Ce sont surtout ceux qui se sentent légitimes à agir comme ils souhaitent agir. Ils s’opposent aux injonctions à ouvrir la classe, à accueillir les parents. Ils ont des dispositions qui leur permettent de calmer le jeu et de se sentir davantage maitres de leurs pratiques pédagogiques.
Vous dites que cela dépend du genre. Mais d’autres éléments entrent en jeu ?
Il y a des différences entre premier et second degré. Dans le second degré il y a la possibilité d’effectuer son travail dans l’établissement et cela favorise un détachement entre le lieu de travail et le lieu de vie. Ca évite de se sentir débordé par son travail et de sacrifier du temps de la vie privée. Mais si on prend les professeurs des écoles on voit une différence entre ceux qui travaillent dans leur classe après les cours et ceux qui travaillent chez eux. Aussi plus qu’une question de degré c’est une question d’aménagement de son travail. D’un autre coté dans le second degré on a aussi des enseignants qui se disent débordés.

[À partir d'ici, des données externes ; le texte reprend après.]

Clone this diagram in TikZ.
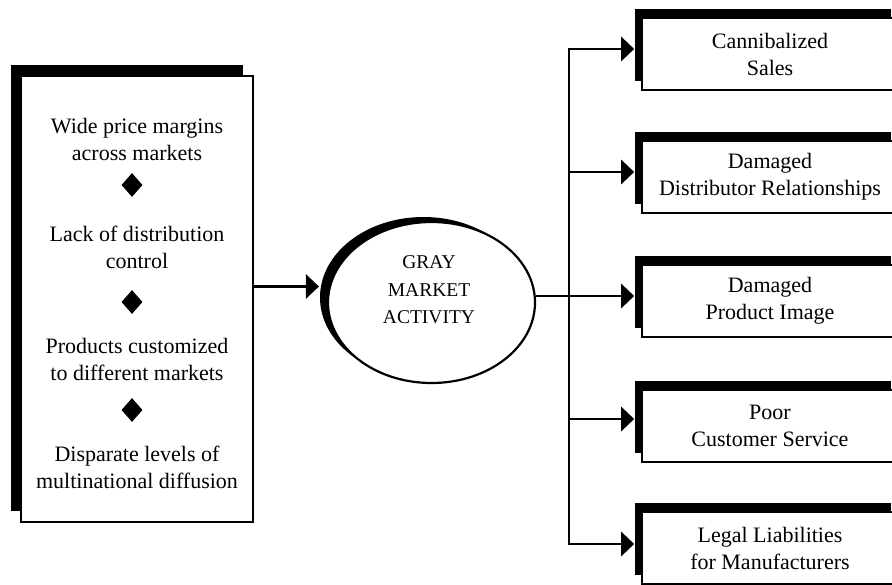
\documentclass[tikz,border=0pt]{standalone}
\usepackage{fontspec}
\setmainfont{Liberation Serif}
\usetikzlibrary{arrows.meta,shadows,shapes.geometric,calc}
\begin{document}
\begin{tikzpicture}[x=1pt,y=-1pt,
  conn/.style={line width=2.8pt,-{Triangle[length=13pt,width=24pt]}},
  leftbox/.style={draw,line width=1.6pt,fill=white,minimum width=232pt,minimum height=446pt,inner sep=0pt,
    general shadow={fill=black,shadow xshift=-10.5pt,shadow yshift=11pt}},
  rbox/.style={draw,line width=1.6pt,fill=white,minimum width=256pt,minimum height=72pt,inner sep=0pt,
    align=center,font=\fontsize{22}{27}\selectfont,
    general shadow={fill=black,shadow xshift=-7pt,shadow yshift=9pt}},
  ltext/.style={align=center,font=\fontsize{22}{27}\selectfont,inner sep=0pt},
  dia/.style={diamond,fill=black,inner sep=0pt,minimum width=21pt,minimum height=24pt},
  ell/.style={ellipse,draw,line width=2.2pt,fill=white,minimum width=207pt,minimum height=161pt,inner sep=0pt,
    general shadow={fill=black,shadow xshift=-8pt,shadow yshift=5pt}},
  etext/.style={align=center,font=\fontsize{19.5}{27.5}\selectfont,inner sep=0pt}
]
\useasboundingbox (0,0) rectangle (892,585);
\clip (0,0) rectangle (892,585);

% left box
\node[leftbox] (L) at (137,299) {};
\node[ltext] (l1) at (137,139) {Wide price margins\\across markets};
\node[dia] (d1) at (132,185) {};
\node[ltext] (l2) at (137,247) {Lack of distribution\\control};
\node[dia] (d2) at (132,302) {};
\node[ltext] (l3) at (137,359) {Products customized\\to different markets};
\node[dia] (d3) at (132,410) {};
\node[ltext] (l4) at (137,467) {Disparate levels of\\multinational diffusion};

% ellipse
\node[ell] (E) at (431.5,302.5) {};
\node[etext] (Et) at (429,290) {GRAY\\MARKET\\ACTIVITY};

% right boxes
\node[rbox] (b1) at (770,54) {Cannibalized\\Sales};
\node[rbox] (b2) at (770,177) {Damaged\\Distributor Relationships};
\node[rbox] (b3) at (770,301) {Damaged\\Product Image};
\node[rbox] (b4) at (770,426) {Poor\\Customer Service};
\node[rbox] (b5) at (770,548) {Legal Liabilities\\for Manufacturers};

% connectors
\coordinate (ein) at ([xshift=-8pt,yshift=16pt]E.west);
\draw[conn] (L.east |- ein) -- (ein);

\coordinate (vx) at (569,0);
\coordinate (a1) at ([xshift=-7pt,yshift=5pt]b1.west);
\coordinate (a2) at ([xshift=-7pt,yshift=5pt]b2.west);
\coordinate (a3) at ([xshift=-7pt,yshift=5pt]b3.west);
\coordinate (a4) at ([xshift=-7pt,yshift=7pt]b4.west);
\coordinate (a5) at ([xshift=-7pt,yshift=4pt]b5.west);

\draw[conn] (vx |- a5) |- (a1);
\draw[conn] (vx |- a1) |- (a5);
\draw[conn] (vx |- a2) -- (a2);
\draw[conn] (vx |- a4) -- (a4);
\draw[conn] (E.east |- a3) -- (a3);
\end{tikzpicture}
\end{document}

Un autre élément qui entre en jeu c’est l’origine sociale. Des enseignants d’origine aisée, avec un fort capital culturel n’ont pas le même niveau d’assujettissement aux contraintes professionnelles que des personnes d’origine plus modeste. Les premières se permettent de dire non à certains parents, de ne pas appliquer les réformes tout de suite. Par contre les enseignants d’origine plus modeste vont essayer de satisfaire tout le monde et de répondre positivement aux injonctions. Elles seront plus facilement débordées.

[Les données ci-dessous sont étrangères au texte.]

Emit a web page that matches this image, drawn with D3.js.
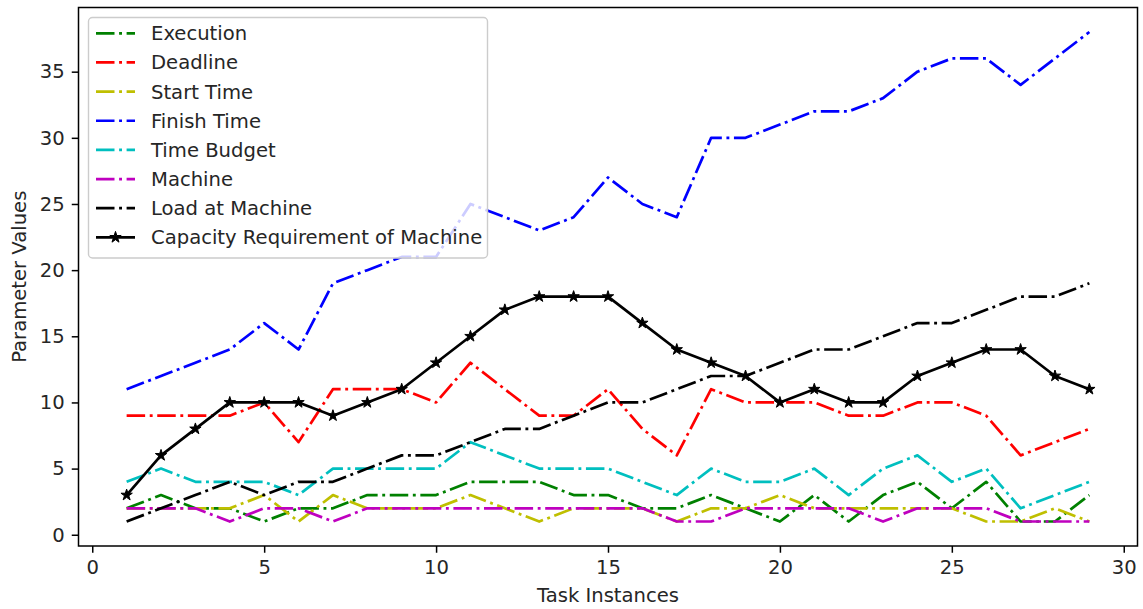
<!DOCTYPE html>
<html>
<head>
<meta charset="utf-8">
<script src="https://cdn.jsdelivr.net/npm/d3@7"></script>
<style>
  body { margin: 0; background: #fff; }
  svg text { font-family: "DejaVu Sans", sans-serif; }
</style>
</head>
<body>
<svg id="chart" width="1143" height="609"></svg>
<script>
const taskInstances = d3.range(1, 30);
const execution   = [2,3,2,2,1,2,2,3,3,3,4,4,4,3,3,2,2,3,2,1,3,1,3,4,2,4,1,1,3];
const deadline    = [9,9,9,9,10,7,11,11,11,10,13,11,9,9,11,8,6,11,10,10,10,9,9,10,10,9,6,7,8];
const startTime   = [2,2,2,2,3,1,3,2,2,2,3,2,1,2,2,2,1,2,2,3,2,2,2,2,2,1,1,2,1];
const finishTime  = [11,12,13,14,16,14,19,20,21,21,25,24,23,24,27,25,24,30,30,31,32,32,33,35,36,36,34,36,38];
const timeBudget  = [4,5,4,4,4,3,5,5,5,5,7,6,5,5,5,4,3,5,4,4,5,3,5,6,4,5,2,3,4];
const machine     = [2,2,2,1,2,2,1,2,2,2,2,2,2,2,2,2,1,1,2,2,2,2,1,2,2,2,1,1,1];
const loadAtMachine = [1,2,3,4,3,4,4,5,6,6,7,8,8,9,10,10,11,12,12,13,14,14,15,16,16,17,18,18,19];
const capacityReq = [3,6,8,10,10,10,9,10,11,13,15,17,18,18,18,16,14,13,12,10,11,10,10,12,13,14,14,12,11];

const xTicks = [0,5,10,15,20,25,30];
const yTicks = [0,5,10,15,20,25,30,35];

const seriesNames = ["Execution","Deadline","Start Time","Finish Time","Time Budget","Machine","Load at Machine","Capacity Requirement of Machine"];
const seriesColors = ["#008000","#ff0000","#bfbf00","#0000ff","#00bfbf","#bf00bf","#000000","#000000"];
const seriesValues = [execution, deadline, startTime, finishTime, timeBudget, machine, loadAtMachine, capacityReq];
const seriesStar = [false,false,false,false,false,false,false,true];

const svg = d3.select("#chart");
const L = 78.5, R = 1137.5, T = 7.5, B = 546;
const x = d3.scaleLinear().domain([-0.4, 30.4]).range([L, R]);
const y = d3.scaleLinear().domain([-0.85, 39.85]).range([B, T]);

const dash = "18.5,4.6,2.9,4.6";
const lw = 2.7;
const fontSize = 19.6;

const line = d3.line().x((d,i) => x(taskInstances[i])).y(d => y(d));
const star = d3.symbol().type(d3.symbolStar).size(40);

const plot = svg.append("g");
seriesValues.forEach((vals, k) => {
  plot.append("path")
    .datum(vals)
    .attr("d", line)
    .attr("fill", "none")
    .attr("stroke", seriesColors[k])
    .attr("stroke-width", lw)
    .attr("stroke-linejoin", "round")
    .attr("stroke-dasharray", seriesStar[k] ? null : dash);
  if (seriesStar[k]) {
    plot.selectAll(null).data(vals).enter().append("path")
      .attr("d", star)
      .attr("transform", (d,i) => `translate(${x(taskInstances[i])},${y(d)})`)
      .attr("fill", "#000")
      .attr("stroke", "#000")
      .attr("stroke-width", 1);
  }
});

svg.append("rect")
  .attr("x", L).attr("y", T).attr("width", R - L).attr("height", B - T)
  .attr("fill", "none").attr("stroke", "#000").attr("stroke-width", 1.5);

const xAxis = svg.append("g").attr("transform", `translate(0,${B})`)
  .call(d3.axisBottom(x).tickValues(xTicks).tickSize(6.75).tickPadding(7).tickFormat(d3.format("d")));
const yAxis = svg.append("g").attr("transform", `translate(${L},0)`)
  .call(d3.axisLeft(y).tickValues(yTicks).tickSize(6.75).tickPadding(7).tickFormat(d3.format("d")));
[xAxis, yAxis].forEach(a => {
  a.select(".domain").remove();
  a.selectAll(".tick line").attr("stroke", "#000").attr("stroke-width", 1.5);
  a.selectAll(".tick text").attr("fill", "#262626").style("font-size", fontSize + "px").style("font-family", "DejaVu Sans");
});

svg.append("text")
  .attr("x", (L + R) / 2).attr("y", 602)
  .attr("text-anchor", "middle")
  .attr("fill", "#262626")
  .style("font-size", fontSize + "px")
  .text("Task Instances");
svg.append("text")
  .attr("transform", `translate(26,${(T + B) / 2}) rotate(-90)`)
  .attr("text-anchor", "middle")
  .attr("fill", "#262626")
  .style("font-size", fontSize + "px")
  .text("Parameter Values");

const lg = svg.append("g");
lg.append("rect")
  .attr("x", 88.5).attr("y", 17.5).attr("width", 399).attr("height", 240.5)
  .attr("rx", 4).attr("ry", 4)
  .attr("fill", "#fff").attr("fill-opacity", 0.8)
  .attr("stroke", "#cccccc").attr("stroke-width", 1.4);
const rowY0 = 33.3, rowDy = 29.15;
seriesNames.forEach((name, k) => {
  const cy = rowY0 + k * rowDy;
  lg.append("line")
    .attr("x1", 96).attr("x2", 135).attr("y1", cy).attr("y2", cy)
    .attr("stroke", seriesColors[k]).attr("stroke-width", lw)
    .attr("stroke-dasharray", seriesStar[k] ? null : dash);
  if (seriesStar[k]) {
    lg.append("path").attr("d", star)
      .attr("transform", `translate(115.5,${cy})`)
      .attr("fill", "#000").attr("stroke", "#000").attr("stroke-width", 1);
  }
  lg.append("text")
    .attr("x", 151).attr("y", cy + 7)
    .attr("fill", "#262626")
    .style("font-size", fontSize + "px")
    .text(name);
});
</script>
</body>
</html>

Cette gestion du temps enseignant évolue t-elle avec l’ancienneté ?
Je n’ai pas pu suivre des carrières. La majorité des enseignants sont hyper organisés et déclarent s’en sortir tout en étant à la pointe des injonctions pédagogiques comme l’évaluation par compétences par exemple, ou le travail en équipe. J’observe qu’ils sont moins nombreux en fin de carrière qu’en début. Leur contingent diminue au fur et à mesure des années car leur positionnement est très difficile. Il devient intolérable avec le temps.
C’est la politique ministérielle qui déstabilise le temps enseignant ?

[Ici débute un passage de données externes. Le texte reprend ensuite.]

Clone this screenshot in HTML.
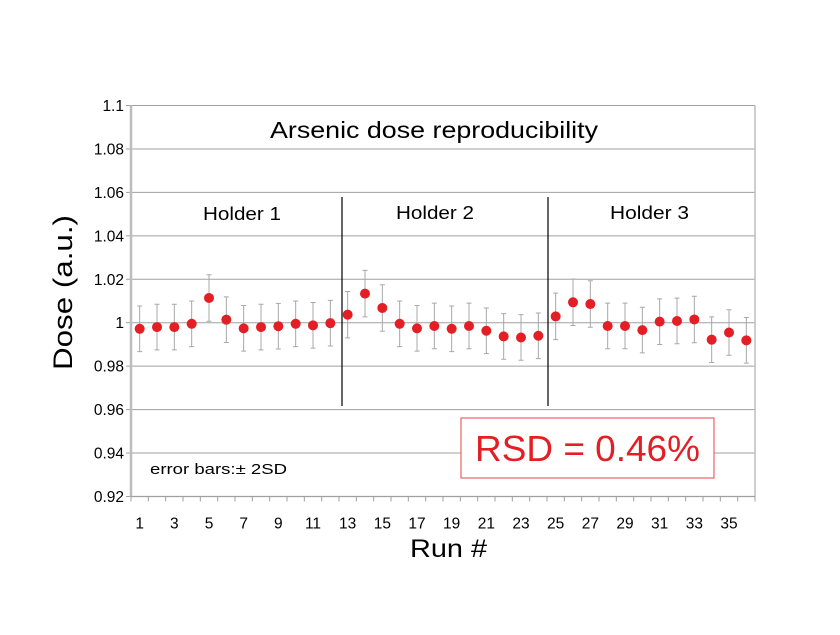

Elle l’influence beaucoup. C’est le politique qui crée les conditions de la pratique enseignante et c’est lui qui crée les réformes. Il institue le changement et demande des adaptations qui rendent les choses plus complexes. Actuellement par exemple les enseignants vivent un rythme élevé de changements. Et cela un certain flou chez les enseignants qui ont du mal à suivre vers quoi on va. Ils peuvent s’essouffler et perdre le sens de ce qu’ils font. L’institution ne montre pas une ligne d’horizon claire. La perte de sens amène au mal être.
Vous dites dans la thèse que d’une certaine façon la professionnalisation enseignante déprofessionnalise les enseignants. Que voulez vous dire ?
C’est un paradoxe important. Aujourd’hui on propose aux enseignants un modèle celui du professeur dans le mouvement, qui s’adapte en continu à chaque élève et au travail en équipe, qui absorbe le rythme élevé des réformes. On a une promotion de ce modèle de professionnalisation enseignante. Or en voulant professionnaliser à un rythme effréné on obtient surtout une perte de sens. On court sans fin à quelque chose qu’on n’arrive pas à atteindre. Ce ressenti de perte d’autonomie et de sens en se professionnalisant est un symptome de déprofessionnalisation. On peut dire que chez les enseignants la professionnalisation , telle qu’elle est instituée, déprofessionnalise.
Alors que faire ?
J’ai essayé dans ce travail de surtout ne pas me positionner en prescripteur. Je préfère permettre la parole et faire comprendre les quotidiens des enseignants.